#### To be done
Write out each line in which the string "that" is present.

#### Data shown
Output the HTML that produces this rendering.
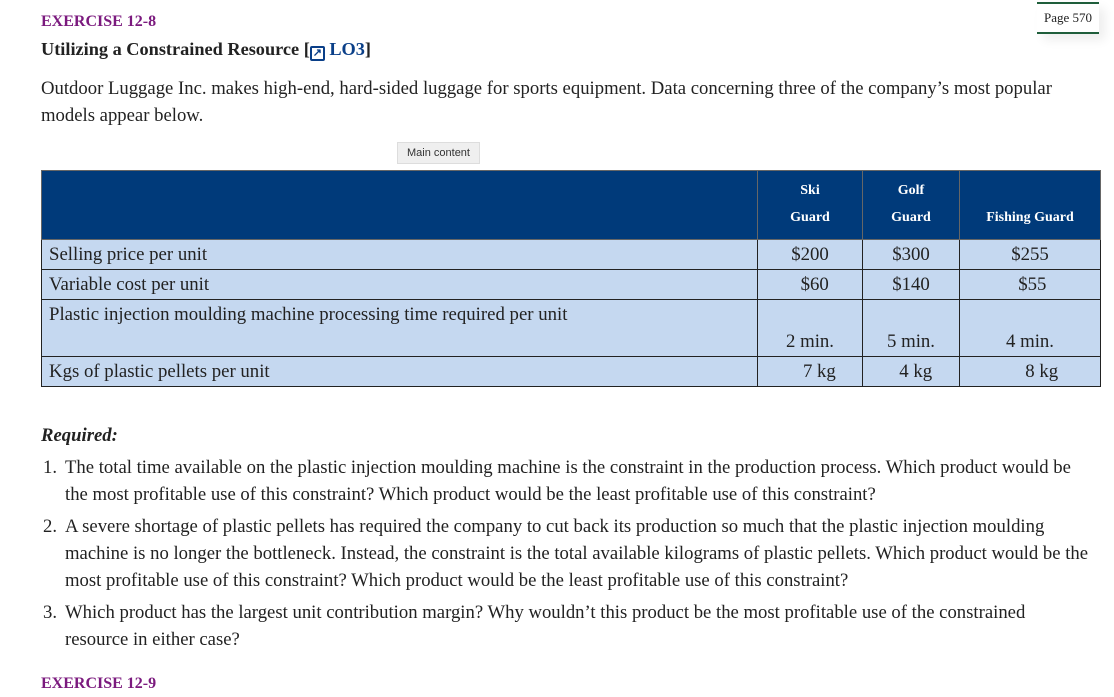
<!DOCTYPE html>
<html><head><meta charset="utf-8"><style>
body{margin:0;width:1114px;height:679px;overflow:hidden;background:#fff;position:relative;font-family:"Liberation Serif",serif;color:#222}
.l{position:absolute;white-space:nowrap;font-size:18.7px;line-height:27px}
.b{font-weight:bold}
table{position:absolute;left:41px;top:170px;width:1060px;border-collapse:collapse;font-size:18.8px}
td,th{border:1px solid #222;padding:0;}
th{background:#003a7a;color:#fff;font-size:14px;border-color:#666;vertical-align:bottom;line-height:27px;padding-bottom:8px}
td{background:#c5d8f0;line-height:29px}
td.n{text-align:center}
td.lbl{padding-left:7px}
</style></head><body>
<div class="l b" style="left:41px;top:8px;color:#7b1a7e;font-size:16px">EXERCISE 12-8</div>
<div class="l b" style="left:41px;top:36px;font-size:18.3px">Utilizing a Constrained Resource [<span style="color:#0a3f88"><span style="display:inline-block;width:15px;height:15px;border:2px solid #0a3f88;border-radius:2px;box-sizing:border-box;font-size:11px;line-height:10px;text-align:center;vertical-align:-1px">↗</span> LO3</span>]</div>
<div style="position:absolute;left:1037px;top:2px;width:62px;height:28px;border-top:2px solid #1f5e3b;border-bottom:2px solid #1f5e3b;font-size:13px;line-height:28px;text-align:center;box-shadow:6px 6px 10px #eee">Page 570</div>
<div class="l" style="left:41px;top:75px">Outdoor Luggage Inc. makes high-end, hard-sided luggage for sports equipment. Data concerning three of the company’s most popular</div>
<div class="l" style="left:41px;top:102px">models appear below.</div>
<div style="position:absolute;left:397px;top:142px;width:81px;height:20px;background:#efefef;border:1px solid #ddd;font:11px 'Liberation Sans',sans-serif;line-height:20px;text-align:center;color:#333">Main content</div>
<table>
<tr style="height:69px"><th style="width:715px"></th><th style="width:104px">Ski<br>Guard</th><th style="width:96px">Golf<br>Guard</th><th>Fishing Guard</th></tr>
<tr><td class="lbl">Selling price per unit</td><td class="n">$200</td><td class="n">$300</td><td class="n">$255</td></tr>
<tr><td class="lbl">Variable cost per unit</td><td class="n">&nbsp;&nbsp;$60</td><td class="n">$140</td><td class="n">&nbsp;$55</td></tr>
<tr style="height:57px"><td class="lbl" style="vertical-align:top">Plastic injection moulding machine processing time required per unit</td><td class="n" style="vertical-align:bottom">2 min.</td><td class="n" style="vertical-align:bottom">5 min.</td><td class="n" style="vertical-align:bottom">4 min.</td></tr>
<tr><td class="lbl">Kgs of plastic pellets per unit</td><td class="n">&nbsp;&nbsp;&nbsp;&nbsp;7 kg</td><td class="n">&nbsp;&nbsp;4 kg</td><td class="n">&nbsp;&nbsp;&nbsp;&nbsp;&nbsp;8 kg</td></tr>
</table>
<div class="l b" style="left:41px;top:422px;font-style:italic">Required:</div>
<div class="l" style="left:43px;top:454px">1.</div>
<div class="l" style="left:65px;top:454px">The total time available on the plastic injection moulding machine is the constraint in the production process. Which product would be</div>
<div class="l" style="left:65px;top:481px">the most profitable use of this constraint? Which product would be the least profitable use of this constraint?</div>
<div class="l" style="left:43px;top:513px">2.</div>
<div class="l" style="left:65px;top:513px">A severe shortage of plastic pellets has required the company to cut back its production so much that the plastic injection moulding</div>
<div class="l" style="left:65px;top:540px">machine is no longer the bottleneck. Instead, the constraint is the total available kilograms of plastic pellets. Which product would be the</div>
<div class="l" style="left:65px;top:567px">most profitable use of this constraint? Which product would be the least profitable use of this constraint?</div>
<div class="l" style="left:43px;top:599px">3.</div>
<div class="l" style="left:65px;top:599px">Which product has the largest unit contribution margin? Why wouldn’t this product be the most profitable use of the constrained</div>
<div class="l" style="left:65px;top:626px">resource in either case?</div>
<div class="l b" style="left:41px;top:670px;color:#7b1a7e;font-size:16px">EXERCISE 12-9</div>
</body></html>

#### Complete response
Output the HTML that produces this rendering.
<div class="l" style="left:65px;top:513px">A severe shortage of plastic pellets has required the company to cut back its production so much that the plastic injection moulding</div>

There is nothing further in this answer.